A credit card dispute is a payment mechanism, not a contract cancellation tool. You’re telling your card issuer to reverse a specific charge because it meets the legal definition of a billing error or unauthorized use. You’re not telling the merchant the deal is off. If you have a legitimate contract dispute, such as the merchant failing to deliver what was promised, the FCBA billing error process and the defective goods provision under § 1666i are designed to help. But using a chargeback to walk away from a valid contract you simply regret is likely to backfire.

Always cancel the underlying service or subscription with the merchant separately, in writing, before or alongside any dispute you file with your card issuer. Keep records of that cancellation.

When the Merchant Pushes Back

Merchants have the right to contest chargebacks, and many do. When you file a dispute, your card issuer notifies the merchant’s bank, and the merchant typically has 20 to 45 days to submit evidence that the charge was valid. That evidence might include signed delivery confirmations, service contracts, usage logs, or screenshots showing you accepted the terms of sale.

If the merchant’s evidence is persuasive, the issuer can reverse the temporary credit and restore the charge to your account.

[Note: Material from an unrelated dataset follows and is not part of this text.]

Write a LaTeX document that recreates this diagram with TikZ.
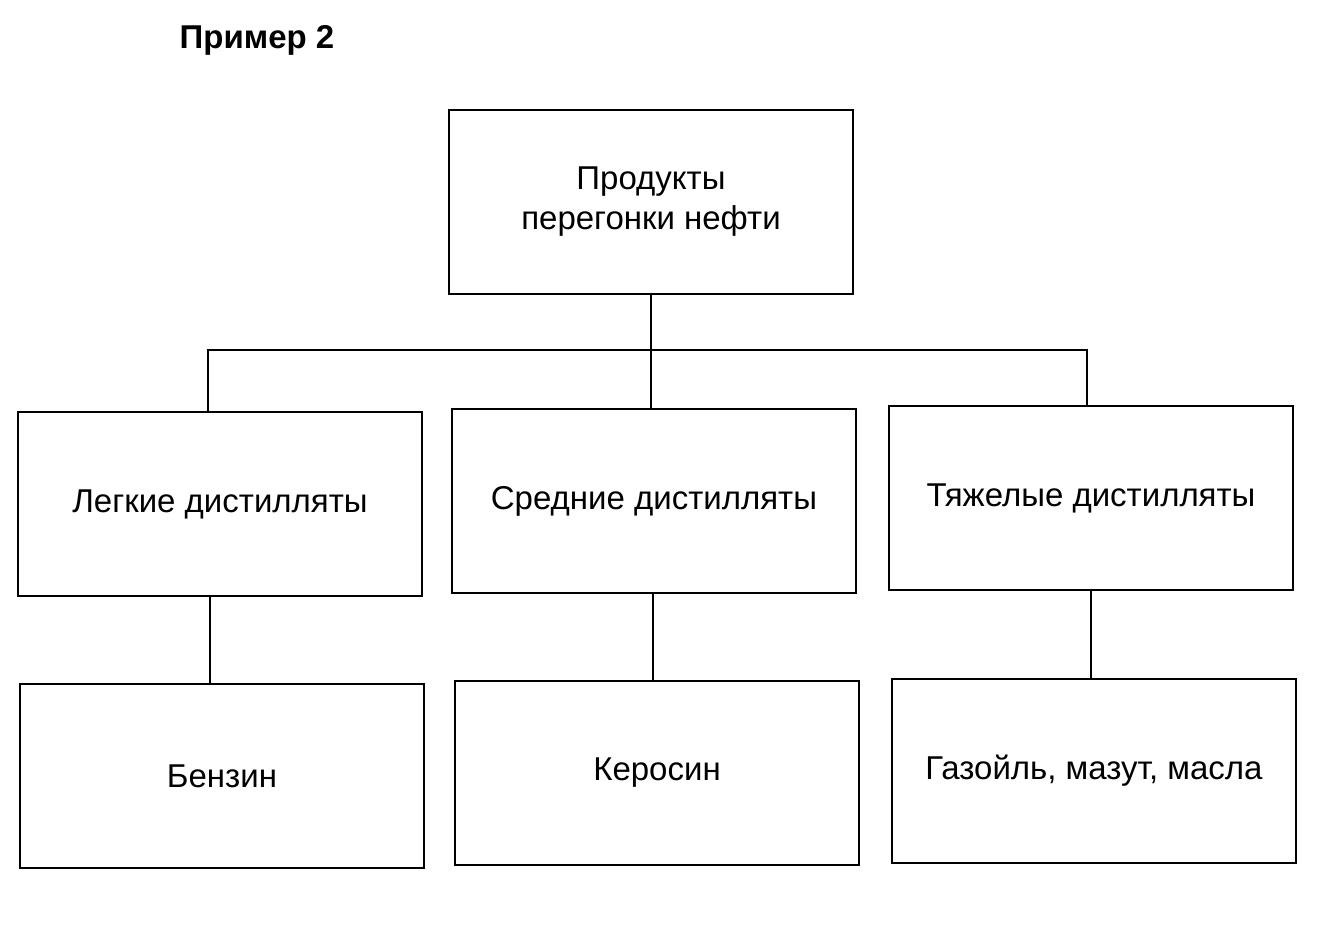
\documentclass[tikz,border=0pt]{standalone}
\usepackage{fontspec}
\setmainfont{Liberation Sans}
\tikzset{
  font={\fontsize{16.5pt}{20pt}\selectfont}}
\begin{document}
\begin{tikzpicture}[x=0.5pt,y=-0.5pt,
  box/.style={draw,line width=1pt,minimum width=202pt,minimum height=92pt,
    align=center,inner sep=0pt}]
\useasboundingbox (0,0) rectangle (1335,925);
\node[font={\fontsize{16.5pt}{20pt}\selectfont\bfseries}] (title) at (257,40) {Пример 2};
\node[box] (top) at (651,202) {Продукты\\перегонки нефти};
\node[box] (light) at (220,504) {Легкие дистилляты};
\node[box] (mid) at (654,501) {Средние дистилляты};
\node[box] (heavy) at (1091,498) {Тяжелые дистилляты};
\node[box] (petrol) at (222,776) {Бензин};
\node[box] (kero) at (657,773) {Керосин};
\node[box] (gasoil) at (1094,771) {Газойль, мазут, масла};
\coordinate (bus) at (651,350);
\draw[line width=0.8pt] (top.south) -- (bus);
\draw[line width=0.8pt] (light.north -| 208,0) |- (bus) -| (heavy.north -| 1087,0);
\draw[line width=0.8pt] (bus) -- (mid.north -| bus);
\draw[line width=0.8pt] (light.south -| 210,0) -- (petrol.north -| 210,0);
\draw[line width=0.8pt] (mid.south -| 653,0) -- (kero.north -| 653,0);
\draw[line width=0.8pt] (heavy.south -| 1091,0) -- (gasoil.north -| 1091,0);
\end{tikzpicture}
\end{document}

The entire process from initial dispute to final resolution can take up to 120 days. If you lose and believe the issuer made the wrong call, you can escalate to the Consumer Financial Protection Bureau or pursue the matter in small claims court, though at that point you’re weighing whether the amount justifies the effort.

The strongest disputes are the ones with documentation: screenshots of cancellation confirmations, emails showing the merchant agreed to a refund, photos of damaged goods, or tracking information proving non-delivery. Filing a dispute without evidence and hoping the merchant won’t respond is a strategy that works until it doesn’t.